Tutuklanıyorsunuz ama yargılama bir türlü başlatılmıyor. Bu büyük bir garabet. 4 Kasım’da milletvekillerimiz ve eş genel başkanlarımız alındı. Demirtaş hakkındaki dava 3 ay sonra açıldı. 28 Nisan’a ilk duruşma için gün verildi ama bir şey oldu, birileri rahatsız oldu, müdahale oldu. Ne oldu? Yargıtay 5. Ceza Dairesi, 22 Mart’ta güvenlik gerekçesiyle davanın Ankara’ya taşınması kararı alındı. Bu sırada Hakkari milletvekillerimizin davaları da, güvenlik gerekçesiyle Hakkari’den Diyarbakır’a alındı. Diyarbakır Mahkemesi güvenli değilse Hakkari milletvekilleri neden orada yargılandı? Demirtaş için neden güvenli değil? Bu sorunun yanıtı yok. Aklımızla alay ettirmeyiz, biz ne olduğunun farkındayız.

Sonra normalde Diyarbakır’dan Ankara’ya 1 günde gitmesi gereken dosya Ankara’ya 30 günde gidiyor. Saatte 1 buçuk kilometre hızla. Güvercinle gönderselerdi daha hızlı giderdi. Diyarbakır’dan Ankara’ya bir bebek gitseydi daha hızlı giderdi. Bu dosyayı neyle gönderdiniz?

Söz konusu HDP olunca ‘yerine göre’ ışık hızıyla, ‘yerine göre’ emeklemeyle ilerliyor yargı. Figen Yüksekdağ ve Nursel Aydoğan’da ışık hızıyla, Selahattin Demirtaş örneğinde de emekleyerek ilerledi. 

Selahattin Demirtaş’ın tutuklu olduğu dosyanın davası ne zaman görülecek? Belli değil. Neden duruşma gününe kadar cezaevinde olacak? Yanıtı anlamak için hukuk değil siyasete bakmak gerek.

‘DEMİRTAŞ’IN YÜZÜNDEN SESİNDEN KORKUYORLAR’
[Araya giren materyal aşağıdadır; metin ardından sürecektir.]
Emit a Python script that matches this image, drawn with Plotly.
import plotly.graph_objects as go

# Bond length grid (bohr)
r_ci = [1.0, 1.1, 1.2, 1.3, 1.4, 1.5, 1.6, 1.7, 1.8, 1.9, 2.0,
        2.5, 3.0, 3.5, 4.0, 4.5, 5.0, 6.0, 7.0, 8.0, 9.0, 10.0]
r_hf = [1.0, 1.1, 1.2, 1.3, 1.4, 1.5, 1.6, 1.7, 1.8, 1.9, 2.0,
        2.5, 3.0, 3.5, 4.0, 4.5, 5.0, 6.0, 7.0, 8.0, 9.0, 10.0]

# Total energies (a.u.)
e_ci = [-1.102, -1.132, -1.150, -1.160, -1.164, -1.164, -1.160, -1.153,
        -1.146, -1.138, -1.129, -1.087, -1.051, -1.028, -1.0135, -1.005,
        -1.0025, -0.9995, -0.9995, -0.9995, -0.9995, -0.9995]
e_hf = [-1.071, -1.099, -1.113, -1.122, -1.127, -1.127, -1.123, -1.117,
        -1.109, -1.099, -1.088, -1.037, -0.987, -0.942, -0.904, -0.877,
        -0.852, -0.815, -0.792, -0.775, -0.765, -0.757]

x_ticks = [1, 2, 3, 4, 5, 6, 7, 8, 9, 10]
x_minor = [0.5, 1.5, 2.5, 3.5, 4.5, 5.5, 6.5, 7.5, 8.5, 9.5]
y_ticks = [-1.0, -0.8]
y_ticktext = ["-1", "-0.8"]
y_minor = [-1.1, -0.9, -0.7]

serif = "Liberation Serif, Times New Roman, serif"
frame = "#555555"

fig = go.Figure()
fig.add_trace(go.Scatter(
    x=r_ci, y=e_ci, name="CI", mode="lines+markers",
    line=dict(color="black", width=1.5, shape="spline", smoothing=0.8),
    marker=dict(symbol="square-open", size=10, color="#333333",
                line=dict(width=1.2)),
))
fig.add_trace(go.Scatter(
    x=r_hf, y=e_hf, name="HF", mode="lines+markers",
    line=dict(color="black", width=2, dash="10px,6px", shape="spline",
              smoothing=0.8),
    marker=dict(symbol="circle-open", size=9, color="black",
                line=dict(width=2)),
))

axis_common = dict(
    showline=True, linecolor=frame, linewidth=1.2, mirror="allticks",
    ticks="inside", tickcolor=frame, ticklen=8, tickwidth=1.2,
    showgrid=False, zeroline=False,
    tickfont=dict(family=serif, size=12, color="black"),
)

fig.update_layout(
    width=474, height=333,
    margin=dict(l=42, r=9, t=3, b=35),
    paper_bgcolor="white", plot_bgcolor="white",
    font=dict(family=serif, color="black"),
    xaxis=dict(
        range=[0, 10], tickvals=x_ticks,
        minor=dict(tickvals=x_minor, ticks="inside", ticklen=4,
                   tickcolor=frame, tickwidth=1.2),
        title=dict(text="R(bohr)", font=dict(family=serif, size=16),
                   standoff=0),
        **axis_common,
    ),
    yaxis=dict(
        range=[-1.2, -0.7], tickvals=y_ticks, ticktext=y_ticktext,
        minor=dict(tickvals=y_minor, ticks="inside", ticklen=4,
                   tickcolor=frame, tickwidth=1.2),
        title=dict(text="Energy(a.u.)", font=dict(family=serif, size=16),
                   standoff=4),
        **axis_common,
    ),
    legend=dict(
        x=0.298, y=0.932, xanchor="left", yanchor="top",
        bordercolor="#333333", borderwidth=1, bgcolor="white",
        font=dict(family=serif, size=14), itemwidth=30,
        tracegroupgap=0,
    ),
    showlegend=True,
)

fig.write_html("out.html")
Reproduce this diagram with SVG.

Bugünlerde ‘Demirtaş’a neden duruşma günü verilmiyor’ diye sorsak; siyasi iktidar, "İşimiz çok, bu ara Demirtaş’ın konuşmaması gerek" diyecek. Çünkü Selahattin Demirtaş konuşursa oyunları bozulacak. İktidar, Selahattin Demirtaş daha ne kadar cezaevinde kalmalı diye gün gün saat saat hesap yapıyordur eminiz. Demirtaş’ın yüzünden, sesinden, çağrısından korkuyorlar. Bu nedenle duruşma günü vermiyorlar.